Copy each line that contains the string "this".

**DATA FOR THE TASK:**
↓↓↓

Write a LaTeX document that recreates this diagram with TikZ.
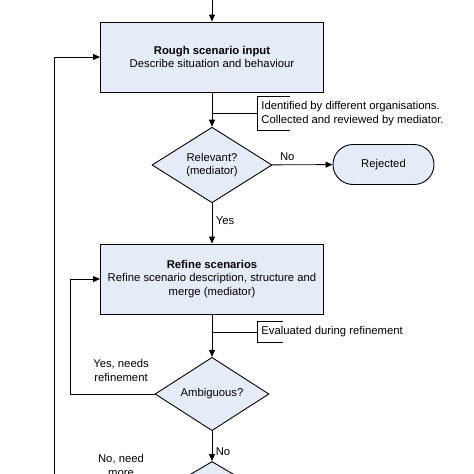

↑↑↑
↓↓↓

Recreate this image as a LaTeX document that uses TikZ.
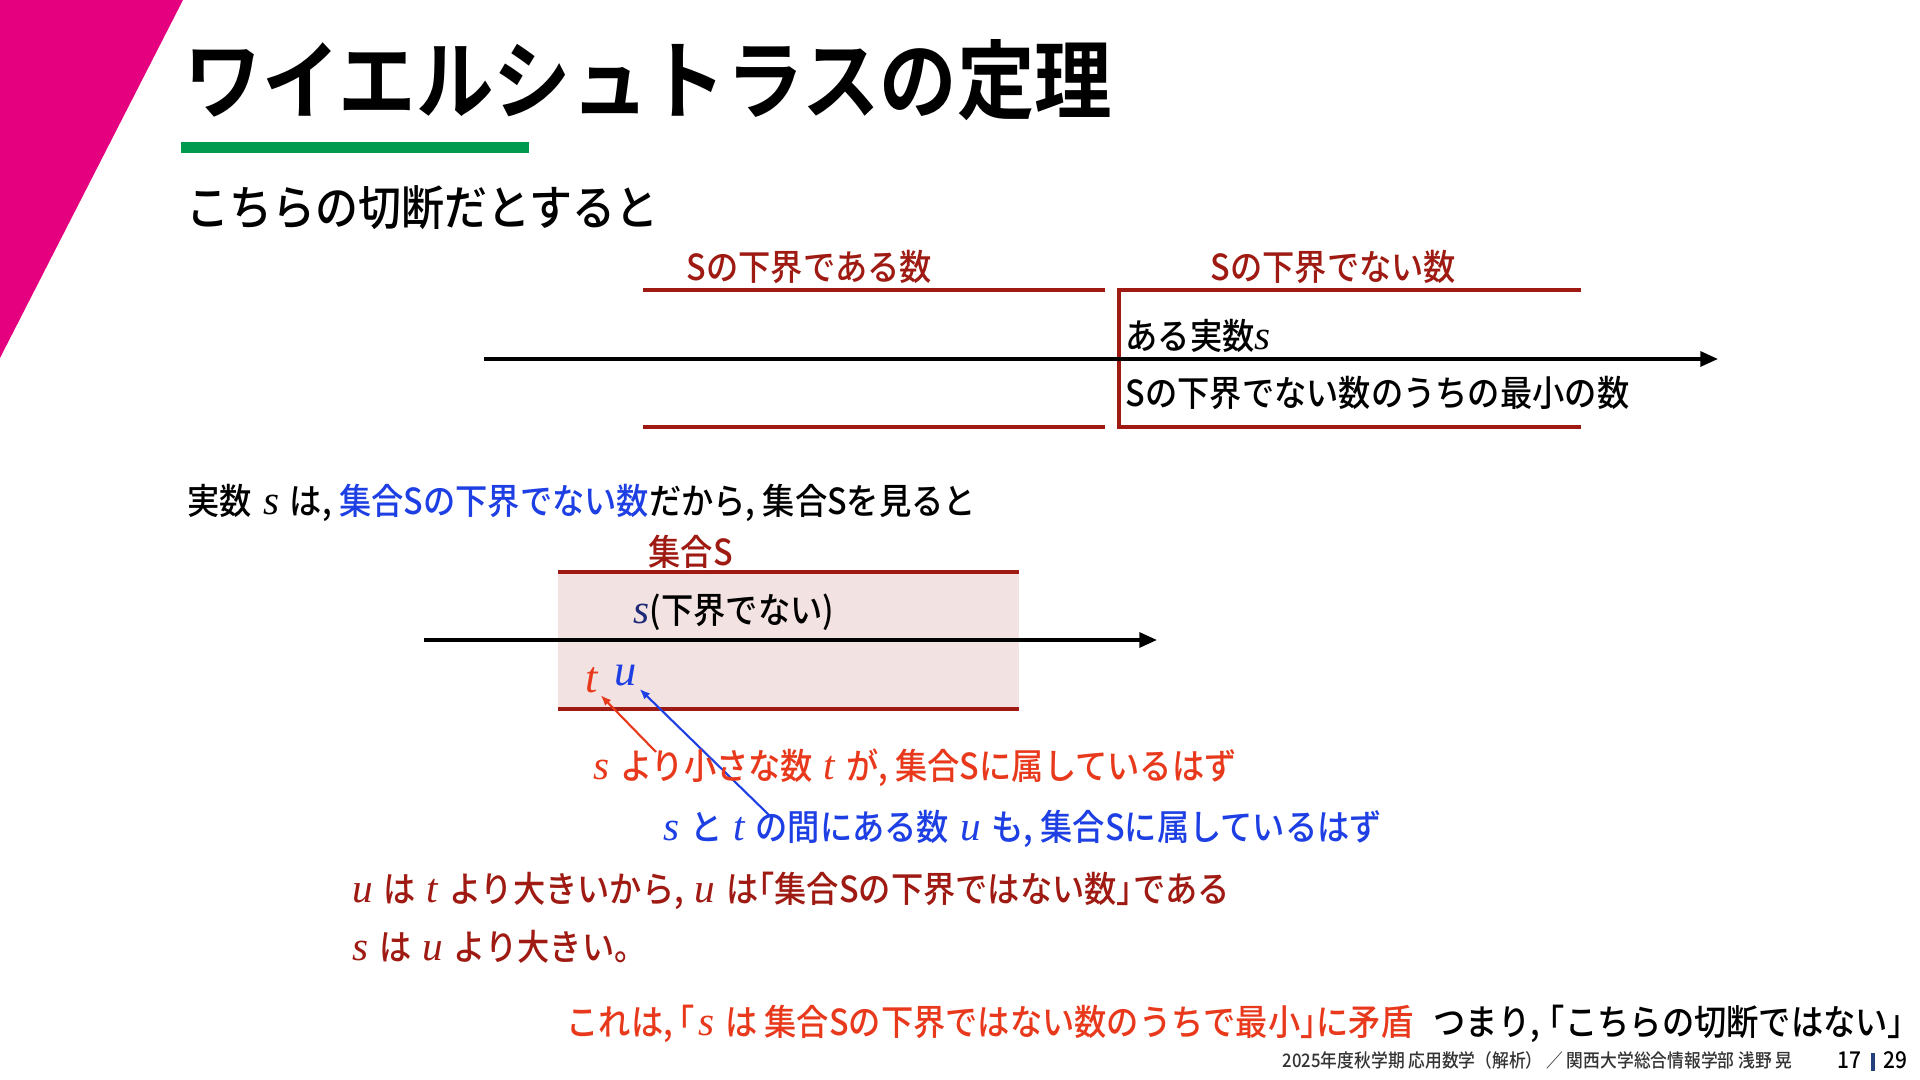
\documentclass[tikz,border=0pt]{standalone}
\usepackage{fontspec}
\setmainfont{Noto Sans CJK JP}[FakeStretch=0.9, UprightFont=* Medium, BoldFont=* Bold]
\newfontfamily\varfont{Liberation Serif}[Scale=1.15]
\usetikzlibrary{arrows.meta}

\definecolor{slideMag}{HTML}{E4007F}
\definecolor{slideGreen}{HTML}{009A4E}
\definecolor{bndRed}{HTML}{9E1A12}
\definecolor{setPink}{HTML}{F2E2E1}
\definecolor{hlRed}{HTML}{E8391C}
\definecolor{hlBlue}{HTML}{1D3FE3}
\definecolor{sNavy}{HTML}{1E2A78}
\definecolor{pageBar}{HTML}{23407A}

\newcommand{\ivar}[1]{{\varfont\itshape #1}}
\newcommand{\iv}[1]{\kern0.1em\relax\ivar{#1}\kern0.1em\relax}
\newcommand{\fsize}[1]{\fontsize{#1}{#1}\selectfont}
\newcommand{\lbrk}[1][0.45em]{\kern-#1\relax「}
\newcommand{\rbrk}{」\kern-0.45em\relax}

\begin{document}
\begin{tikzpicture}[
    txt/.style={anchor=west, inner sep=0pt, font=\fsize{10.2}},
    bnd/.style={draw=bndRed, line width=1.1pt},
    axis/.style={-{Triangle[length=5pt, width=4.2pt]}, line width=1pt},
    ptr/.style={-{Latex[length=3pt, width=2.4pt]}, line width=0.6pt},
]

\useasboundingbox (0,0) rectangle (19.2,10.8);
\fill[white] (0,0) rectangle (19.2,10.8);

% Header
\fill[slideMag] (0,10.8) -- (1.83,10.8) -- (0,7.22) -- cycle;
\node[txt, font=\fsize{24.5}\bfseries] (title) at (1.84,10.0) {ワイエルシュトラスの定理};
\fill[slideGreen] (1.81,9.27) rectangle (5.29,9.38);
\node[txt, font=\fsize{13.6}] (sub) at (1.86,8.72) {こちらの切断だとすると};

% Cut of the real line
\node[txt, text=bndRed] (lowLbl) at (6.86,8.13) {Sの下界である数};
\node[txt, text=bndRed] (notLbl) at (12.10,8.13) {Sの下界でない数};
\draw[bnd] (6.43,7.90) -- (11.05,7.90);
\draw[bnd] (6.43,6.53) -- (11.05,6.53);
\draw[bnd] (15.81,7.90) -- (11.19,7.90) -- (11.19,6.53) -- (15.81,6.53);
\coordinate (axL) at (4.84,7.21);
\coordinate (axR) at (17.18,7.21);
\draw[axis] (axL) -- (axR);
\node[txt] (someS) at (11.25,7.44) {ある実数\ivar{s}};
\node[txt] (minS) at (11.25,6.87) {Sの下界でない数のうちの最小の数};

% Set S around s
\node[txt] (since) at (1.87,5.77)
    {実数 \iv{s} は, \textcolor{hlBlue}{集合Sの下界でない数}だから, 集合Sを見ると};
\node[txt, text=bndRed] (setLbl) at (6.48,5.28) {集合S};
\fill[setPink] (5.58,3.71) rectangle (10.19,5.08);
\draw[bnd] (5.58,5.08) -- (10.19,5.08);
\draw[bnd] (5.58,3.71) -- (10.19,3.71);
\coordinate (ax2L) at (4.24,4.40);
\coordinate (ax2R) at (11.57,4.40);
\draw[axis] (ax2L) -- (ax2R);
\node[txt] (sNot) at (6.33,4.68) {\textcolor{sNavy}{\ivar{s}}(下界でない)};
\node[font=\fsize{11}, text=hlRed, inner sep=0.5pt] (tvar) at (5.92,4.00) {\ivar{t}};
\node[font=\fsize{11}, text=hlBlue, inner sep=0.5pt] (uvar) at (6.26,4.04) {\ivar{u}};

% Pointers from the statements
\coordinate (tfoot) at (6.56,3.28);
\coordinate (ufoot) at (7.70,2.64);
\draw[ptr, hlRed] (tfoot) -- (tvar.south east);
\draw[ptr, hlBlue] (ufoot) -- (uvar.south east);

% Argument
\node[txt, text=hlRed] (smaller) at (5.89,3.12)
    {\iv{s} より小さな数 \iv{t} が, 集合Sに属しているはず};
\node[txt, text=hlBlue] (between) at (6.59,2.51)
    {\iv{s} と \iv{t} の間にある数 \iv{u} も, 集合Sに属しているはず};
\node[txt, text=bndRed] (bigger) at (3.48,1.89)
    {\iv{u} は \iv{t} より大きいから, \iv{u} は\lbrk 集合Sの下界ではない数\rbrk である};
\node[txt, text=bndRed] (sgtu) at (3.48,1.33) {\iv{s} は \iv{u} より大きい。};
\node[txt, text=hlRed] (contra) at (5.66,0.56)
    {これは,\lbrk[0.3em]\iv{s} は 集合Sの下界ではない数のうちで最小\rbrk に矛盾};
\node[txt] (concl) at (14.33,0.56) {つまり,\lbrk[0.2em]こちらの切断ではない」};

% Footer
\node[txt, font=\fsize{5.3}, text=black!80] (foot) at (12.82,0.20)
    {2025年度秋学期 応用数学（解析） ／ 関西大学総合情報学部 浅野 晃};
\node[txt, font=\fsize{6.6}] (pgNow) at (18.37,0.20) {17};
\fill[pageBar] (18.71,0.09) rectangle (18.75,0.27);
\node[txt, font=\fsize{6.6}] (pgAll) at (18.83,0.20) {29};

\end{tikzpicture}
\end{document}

↑↑↑

**SOLUTION:**
Write a LaTeX document that recreates this diagram with TikZ.
Recreate this image as a LaTeX document that uses TikZ.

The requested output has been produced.